I mentioned production metrics as a kind of reward system as well. I won’t get into the example of production metrics too much in this episode but basically they need to have a process focus. If the metrics are results focused you’ll end up rewarding behaviors that counteract lean culture and empowerment of people to truly improve their environment. Results focused metrics reward firefighters who make the monthly numbers at whatever cost but don’t have the time or opportunity to learn from crises and prevent them from reoccurring, and that’s what continuous improvement and the empowerment message is all about!
Roadblock #7: Information Systems
Roadblock number seven is information systems. Sometimes the way in which you store and allow access to information can also be a hindrance to empowering others. If certain information is needed to make a decision or get work accomplished but it’s not easily accessible, peoples efforts will be handicapped by lack of information.
Computer systems can often be the bane of empowerment for everyday operators and employees who work in a physical world versus a digital one. Many softwares also come with expensive licensing making it hard for organizations to give every employee access to the software and the information located inside it.
Although technology is cool, a lot of lean processes actually prefer simple, physical, and visual information systems in the form of visual control boards and even paper. Going analog still has many advantages to this day.

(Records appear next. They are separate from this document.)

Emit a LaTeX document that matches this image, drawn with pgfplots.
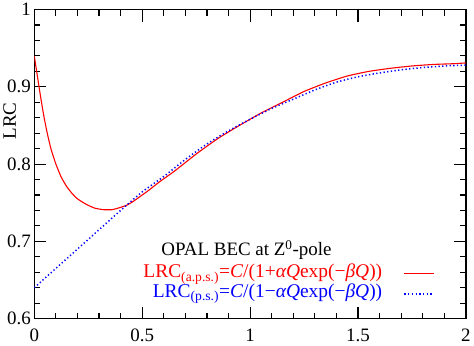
\documentclass[border=0pt]{standalone}
\usepackage{fontspec}
\setmainfont{Liberation Serif}
\usepackage{pgfplots}
\pgfplotsset{compat=1.18}
\begin{document}
\begin{tikzpicture}
\begin{axis}[
  scale only axis, width=433pt, height=310pt,
  xmin=0, xmax=2, ymin=0.6, ymax=1,
  xtick={0,0.5,1,1.5,2}, xticklabels={0,0.5,1,1.5,2},
  ytick={0.6,0.7,0.8,0.9,1}, yticklabels={0.6,0.7,0.8,0.9,1},
  minor x tick num=4, minor y tick num=4,
  tick align=inside, tick pos=both,
  major tick length=12pt, minor tick length=6pt,
  axis line style={line width=1.5pt},
  every tick/.style={black, line width=1.1pt},
  tick label style={font=\fontsize{19}{22}\selectfont},
  xticklabel style={yshift=-7pt},
  /pgf/number format/assume math mode=true,
  ylabel={LRC},
  ylabel style={at={(axis description cs:-0.057,0.64)}, anchor=center, font=\fontsize{19}{22}\selectfont},
  legend cell align=right, legend plot pos=right,
  legend style={draw=none, fill=none, inner sep=0pt, at={(axis cs:1.855,0.671)}, anchor=north east,
    font=\fontsize{19.5}{22}\selectfont, nodes={inner sep=1pt, text height=13pt, text depth=5pt}},
  legend image code/.code={\path[draw=none] (0cm,0cm) -- (0.75cm,0cm); \draw[#1] (0.75cm,0cm) -- (1.78cm,0cm);},
]
\addplot[red, line width=1.1pt, smooth, tension=0.3] coordinates {
(0,0.940) (0.011,0.920) (0.022,0.900) (0.031,0.884) (0.045,0.861) (0.060,0.840)
(0.077,0.820) (0.100,0.800) (0.125,0.783) (0.150,0.771) (0.175,0.762) (0.200,0.755)
(0.240,0.748) (0.280,0.743) (0.320,0.741) (0.360,0.741) (0.400,0.744) (0.430,0.747)
(0.460,0.752) (0.500,0.760) (0.530,0.766) (0.580,0.777) (0.650,0.791) (0.750,0.813)
(0.850,0.833) (0.950,0.850) (1.05,0.866) (1.15,0.880) (1.25,0.894) (1.35,0.905)
(1.45,0.914) (1.55,0.920) (1.65,0.924) (1.75,0.927) (1.85,0.929) (1.95,0.930) (2.0,0.931)
};
\addlegendentry{\textcolor{red}{LRC\textsubscript{(a.p.s.)}=\textit{C}/(1+\textit{αQ}exp(−\textit{βQ}))}}
\addplot[blue, line width=1.5pt, dash pattern=on 1.3pt off 2.4pt, smooth, tension=0.4] coordinates {
(0,0.640) (0.1,0.665) (0.2,0.690) (0.3,0.715) (0.4,0.740) (0.5,0.764) (0.6,0.784)
(0.7,0.806) (0.8,0.826) (0.9,0.843) (1.0,0.858) (1.1,0.872) (1.2,0.884) (1.3,0.896)
(1.4,0.906) (1.5,0.913) (1.6,0.918) (1.7,0.922) (1.8,0.925) (1.9,0.927) (2.0,0.928)
};
\addlegendentry{\textcolor{blue}{LRC\textsubscript{(p.s.)}=\textit{C}/(1−\textit{αQ}exp(−\textit{βQ}))}}
\node[font=\fontsize{19}{22}\selectfont, anchor=center] at (axis cs:0.983,0.6885) {OPAL BEC at Z\textsuperscript{0}-pole};
\node[font=\fontsize{19}{22}\selectfont, anchor=base] at (axis description cs:0.616,0) [yshift=-28pt] {\textit{Q} (GeV/c)};
\end{axis}
\end{tikzpicture}
\end{document}
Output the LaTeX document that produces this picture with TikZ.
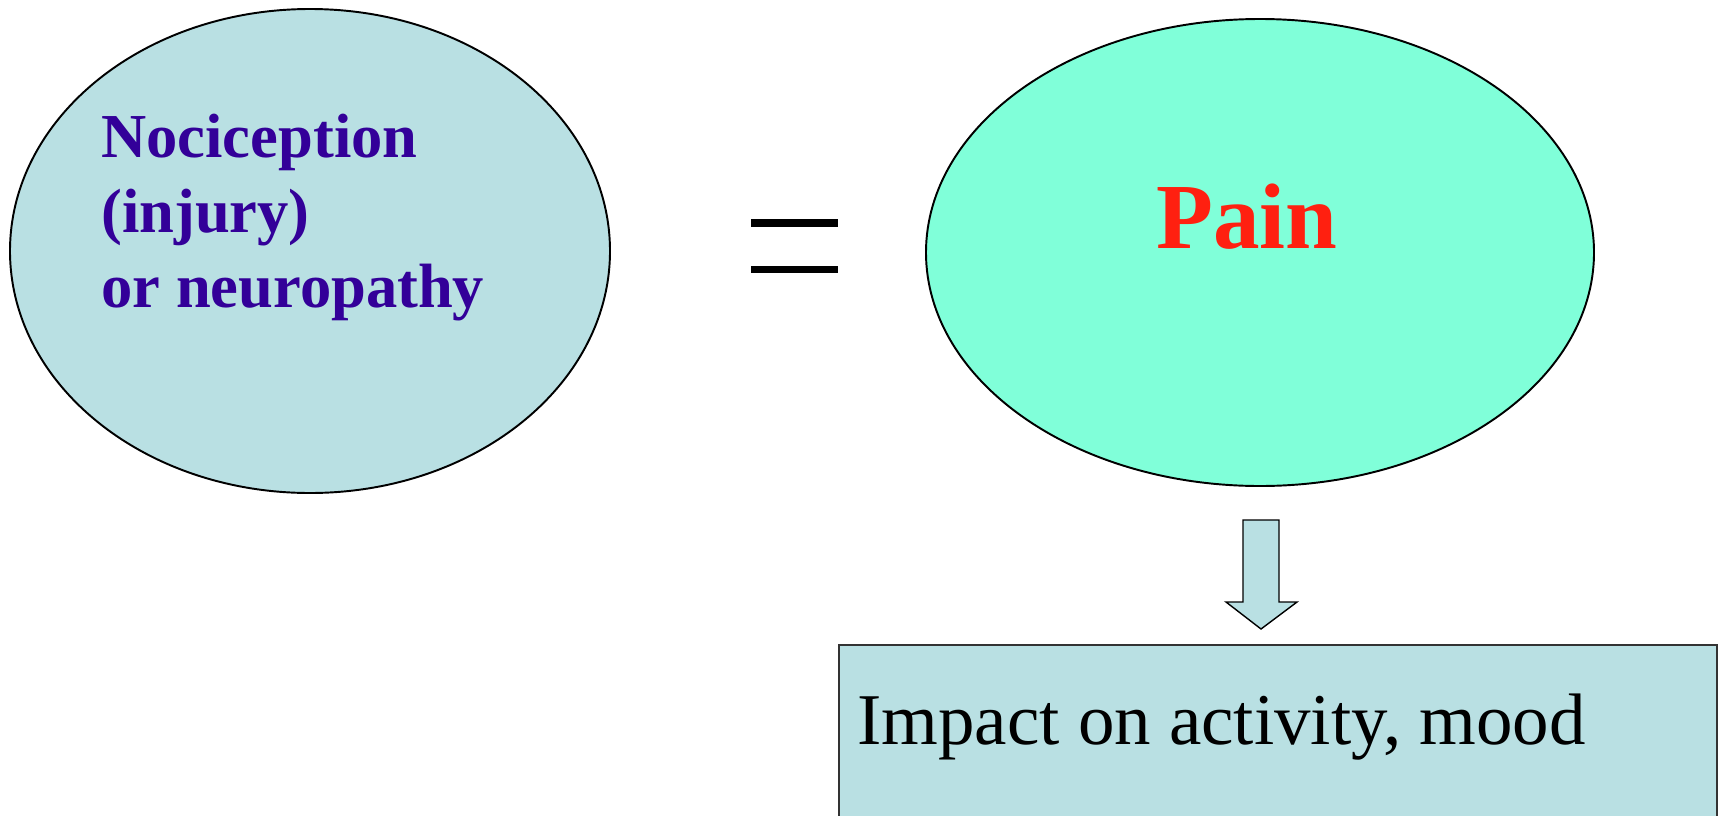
\documentclass[tikz,border=0pt]{standalone}
\usepackage{fontspec}
\setmainfont{Liberation Serif}
\usetikzlibrary{positioning}
\definecolor{nocifill}{RGB}{185,224,227}
\definecolor{painfill}{RGB}{128,255,217}
\definecolor{nociblue}{RGB}{51,0,153}
\definecolor{painred}{RGB}{255,32,16}

\begin{document}
\begin{tikzpicture}[x=0.02cm,y=-0.02cm]
 \tikzstyle{blob} = [draw=black,line width=1.1pt]
 \tikzstyle{boxed} = [draw=black!80,line width=1.1pt,fill=nocifill]
 \newcommand{\bigtext}{\fontsize{35.6}{42.6}\selectfont\bfseries}

 \useasboundingbox (0,0) rectangle (1720,815);

% Ellipses
 \draw[blob,fill=nocifill] (310,251) ellipse [x radius=300,y radius=242];
 \draw[blob,fill=painfill] (1260,252.5) ellipse [x radius=334,y radius=233.5];

% base is the last line here
 \node[anchor=base west,inner sep=0,align=left,text=nociblue,font=\bigtext] (noci) at (101,307)
   {Nociception\\(injury)\\or neuropathy};
 \node[anchor=base,inner sep=0,text=painred,font=\fontsize{53}{60}\selectfont\bfseries] (pain) at (1247,248) {Pain};

% Equals sign
 \fill (751,219) rectangle (838,227);
 \fill (751,266) rectangle (838,273);

% Block arrow down
 \draw[line width=0.8pt,fill=nocifill] (1243,520) -- (1279,520) -- (1279,602) -- (1297,602)
   -- (1261,629) -- (1226,602) -- (1243,602) -- cycle;

% Impact box
 \draw[boxed] (839,645) rectangle (1717,840);
 \node[anchor=base west,inner sep=0,font=\fontsize{41.5}{48}\selectfont] (impact) at (857,744)
   {Impact on activity, mood};
\end{tikzpicture}
\end{document}
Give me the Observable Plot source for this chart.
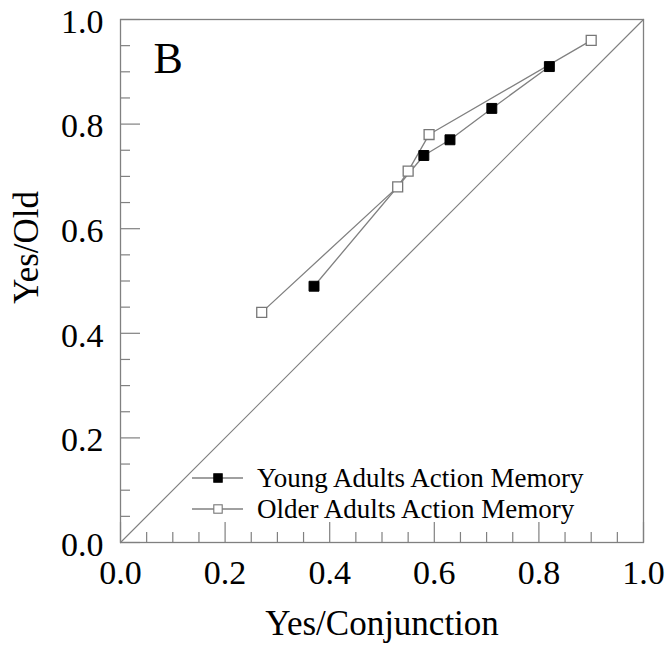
<!DOCTYPE html>
<html>
<head>
<meta charset="utf-8">
<script src="https://cdn.jsdelivr.net/npm/d3@7"></script>
<script src="https://cdn.jsdelivr.net/npm/@observablehq/plot@0.6"></script>
<style>
  html, body { margin: 0; padding: 0; background: #fff; }
  #chart { width: 670px; height: 648px; }
  #chart svg, #chart svg text { font-family: 'Liberation Serif', 'Times New Roman', serif !important; }
</style>
</head>
<body>
<div id="chart"></div>
<script>
// ---- data ----
const youngX = [0.37, 0.58, 0.63, 0.71, 0.82];
const youngY = [0.49, 0.74, 0.77, 0.83, 0.91];
const olderX = [0.27, 0.53, 0.55, 0.59, 0.90];
const olderY = [0.44, 0.68, 0.71, 0.78, 0.96];
const seriesNames = ["Young Adults Action Memory", "Older Adults Action Memory"];
const majorTicks = [0, 0.2, 0.4, 0.6, 0.8, 1.0];
const minorTicks = d3.range(0, 21).map(i => i / 20).filter(v => Math.round(v * 100) % 20 !== 0);
const diag = [0, 1];
const panelLabel = "B";
const xTitle = "Yes/Conjunction";
const yTitle = "Yes/Old";

const young = youngX.map((x, i) => ({x, y: youngY[i]}));
const older = olderX.map((x, i) => ({x, y: olderY[i]}));

const serif = "'Liberation Serif', 'Times New Roman', serif";
const grey = "#808080";
const W = 670, H = 648;
const mL = 120, mR = 27, mT = 19, mB = 106;
const fw = W - mL - mR, fh = H - mT - mB;

const plot = Plot.plot({
  width: W, height: H,
  marginLeft: mL, marginRight: mR, marginTop: mT, marginBottom: mB,
  style: {background: "#fff", color: "#000"},
  x: {domain: [0, 1]},
  y: {domain: [0, 1]},
  marks: [
    Plot.frame({stroke: grey, strokeWidth: 1.3}),
    // inward ticks
    Plot.tickX(minorTicks, {x: d => d, insetTop: fh - 10, stroke: grey, strokeWidth: 1.2}),
    Plot.tickX(majorTicks, {x: d => d, insetTop: fh - 20, stroke: grey, strokeWidth: 1.2}),
    Plot.tickY(minorTicks, {y: d => d, insetRight: fw - 10, stroke: grey, strokeWidth: 1.2}),
    Plot.tickY(majorTicks, {y: d => d, insetRight: fw - 20, stroke: grey, strokeWidth: 1.2}),
    Plot.axisX({ticks: majorTicks, tickFormat: d3.format(".1f"), tickSize: 0, tickPadding: 17,
      fontSize: 34, fontFamily: serif, label: null}),
    Plot.axisY({ticks: majorTicks, tickFormat: d3.format(".1f"), tickSize: 0, tickPadding: 17, dy: 2.5,
      fontSize: 34, fontFamily: serif, label: null}),
    Plot.text([xTitle], {frameAnchor: "bottom", text: d => d, dy: 92, lineAnchor: "bottom", textAnchor: "middle",
      fontSize: 35, fontFamily: serif, fill: "#000"}),
    Plot.text([yTitle], {frameAnchor: "left", text: d => d, rotate: -90, dx: -83, dy: -33.5, lineAnchor: "bottom",
      textAnchor: "middle", fontSize: 35, fontFamily: serif, fill: "#000"}),
    Plot.line(diag, {x: d => d, y: d => d, stroke: grey, strokeWidth: 1.2}),
    Plot.line(older, {x: "x", y: "y", stroke: grey, strokeWidth: 1.3}),
    Plot.line(young, {x: "x", y: "y", stroke: grey, strokeWidth: 1.3}),
    Plot.dot(older, {x: "x", y: "y", symbol: "square", r: 5.6, fill: "#fff", stroke: "#777", strokeWidth: 1.3}),
    Plot.dot(young, {x: "x", y: "y", symbol: "square", r: 5.6, fill: "#000", stroke: "#000", strokeWidth: 1}),
    Plot.text([panelLabel], {frameAnchor: "top-left", text: d => d, dx: 33, dy: 22, fontSize: 44, fontFamily: serif,
      lineAnchor: "top", textAnchor: "start", fill: "#000"})
  ]
});

const svg = d3.select(plot).attr("font-family", serif).style("font-family", serif);

// legend drawn into the same svg
const leg = svg.append("g").attr("font-family", serif).attr("text-anchor", "start");
const legendRows = [
  {name: seriesNames[0], fill: "#000", stroke: "#000"},
  {name: seriesNames[1], fill: "#fff", stroke: "#777"}
];
legendRows.forEach((r, i) => {
  const cy = 478 + i * 31;
  const g = leg.append("g").attr("transform", `translate(0,${cy})`);
  g.append("line").attr("x1", 192).attr("x2", 243).attr("y1", 0).attr("y2", 0).attr("stroke", grey).attr("stroke-width", 1.3);
  g.append("rect").attr("x", 218 - 4.2).attr("y", -4.2).attr("width", 8.4).attr("height", 8.4)
    .attr("fill", r.fill).attr("stroke", r.stroke).attr("stroke-width", 1.1);
  g.append("text").attr("x", 257).attr("y", 0).attr("dy", "0.32em").attr("font-size", 27)
    .attr("text-anchor", "start").attr("fill", "#000").text(r.name);
});

document.getElementById("chart").appendChild(plot);
</script>
</body>
</html>
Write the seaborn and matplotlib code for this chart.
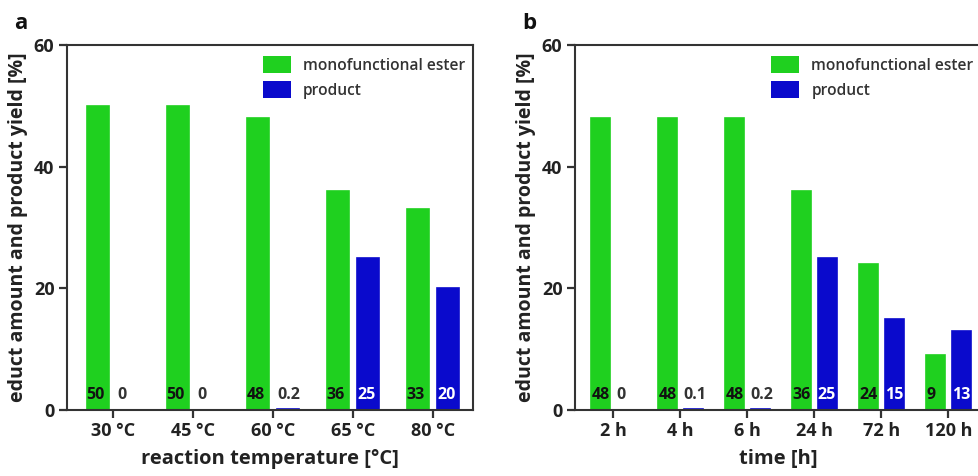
import matplotlib
matplotlib.use("Agg")
import matplotlib.pyplot as plt
import seaborn as sns
import pandas as pd

# ---- data ----
temps = ["30 °C", "45 °C", "60 °C", "65 °C", "80 °C"]
ester_a = [50, 50, 48, 36, 33]
product_a = [0, 0, 0.2, 25, 20]
label_ester_a = ["50", "50", "48", "36", "33"]
label_product_a = ["0", "0", "0.2", "25", "20"]

times = ["2 h", "4 h", "6 h", "24 h", "72 h", "120 h"]
ester_b = [48, 48, 48, 36, 24, 9]
product_b = [0, 0.1, 0.2, 25, 15, 13]
label_ester_b = ["48", "48", "48", "36", "24", "9"]
label_product_b = ["0", "0.1", "0.2", "25", "15", "13"]

series = ["monofunctional ester", "product"]
yticks = [0, 20, 40, 60]

GREEN = "#1fd01f"
BLUE = "#0a0acc"

sns.set_theme(style="white")
plt.rcParams['font.family'] = ['Open Sans', 'DejaVu Sans']
plt.rcParams.update({
    "xtick.bottom": True, "ytick.left": True,
    "xtick.major.size": 6, "ytick.major.size": 6,
    "xtick.major.width": 1.6, "ytick.major.width": 1.6,
    "xtick.color": "#333", "ytick.color": "#333",
    "xtick.direction": "out", "ytick.direction": "out",
})

fig = plt.figure(figsize=(9.79, 4.76), dpi=100)
ax_a = fig.add_axes([0.0684, 0.1387, 0.4147, 0.7668])
ax_b = fig.add_axes([0.5873, 0.1387, 0.4157, 0.7668])


def panel(ax, cats, ester, product, lab_e, lab_p, xlabel, letter):
    df = pd.DataFrame({
        "cat": cats * 2,
        "val": list(ester) + list(product),
        "series": [series[0]] * len(cats) + [series[1]] * len(cats),
    })
    sns.barplot(data=df, x="cat", y="val", hue="series", ax=ax,
                palette=[GREEN, BLUE], width=0.76, gap=0.26,
                saturation=1, errorbar=None, linewidth=0)
    for cont in ax.containers:
        for p in cont:
            p.set_edgecolor(p.get_facecolor())
            p.set_linewidth(1.2)
    ax.set_ylim(0, 60)
    ax.set_xlim(-0.575, len(cats) - 0.5)
    ax.set_yticks(yticks)
    ax.set_yticklabels([str(t) for t in yticks], fontsize=13,
                       fontweight="bold", color="#222")
    ax.set_xticks(range(len(cats)))
    ax.set_xticklabels(cats, fontsize=13, fontweight="bold", color="#222")
    ax.tick_params(axis="x", bottom=True, length=6, width=1.6,
                   color="#333", pad=3)
    ax.tick_params(axis="y", left=True, length=6, width=1.6,
                   color="#333", pad=3)
    ax.set_xlabel(xlabel, fontsize=14.5, fontweight="bold", color="#222",
                  labelpad=6)
    ax.set_ylabel("educt amount and product yield [%]", fontsize=14,
                  fontweight="bold", color="#222", labelpad=4)
    for s in ax.spines.values():
        s.set_visible(True)
        s.set_color("#333")
        s.set_linewidth(1.5)
    # labels at the bottom of bars
    ester_bars = ax.containers[0]
    prod_bars = ax.containers[1]
    for p, t in zip(ester_bars, lab_e):
        ax.text(p.get_x(), 2.4, t, ha="left", va="center", fontsize=11.5,
                fontweight="bold", color="#111")
    for p, t, v in zip(prod_bars, lab_p, product):
        col = "white" if v > 5 else "#333"
        ax.text(p.get_x(), 2.4, t, ha="left", va="center", fontsize=11.5,
                fontweight="bold", color=col)
    leg = ax.legend(loc="upper left", bbox_to_anchor=(0.455, 1.0),
                    frameon=False, fontsize=11.2, handlelength=1.8,
                    handleheight=1.3, handletextpad=0.8, labelspacing=0.5,
                    borderaxespad=0.3)
    for txt in leg.get_texts():
        txt.set_color("#333")
        txt.set_fontweight("semibold")
    ax.text(-0.13, 1.03, letter, transform=ax.transAxes, fontsize=16,
            fontweight="bold", color="#111", ha="left", va="bottom")


panel(ax_a, temps, ester_a, product_a, label_ester_a, label_product_a,
      "reaction temperature [°C]", "a")
panel(ax_b, times, ester_b, product_b, label_ester_b, label_product_b,
      "time [h]", "b")

fig.savefig("out.png", dpi=100)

The Seven Roadblocks In Review
That covers the seven roadblocks to empowering others. Let’s review them one more time:
- Supervisors
- Skills
- Time
- Tools (& Materials)
- Physical Structures
- Reward Systems
- Information Systems
Each of these should be considered when trying to create a lean culture and when empowering people to do something. Any one of them can get in the way and compromise your efforts. So take time to make empowerment practical. It’s not only the responsibility of management to make people powerful but also to eliminate the organizational obstacles that get in peoples’ way. If you do that, they will believe you and stand a better chance of actually doing something with the power you’ve given them.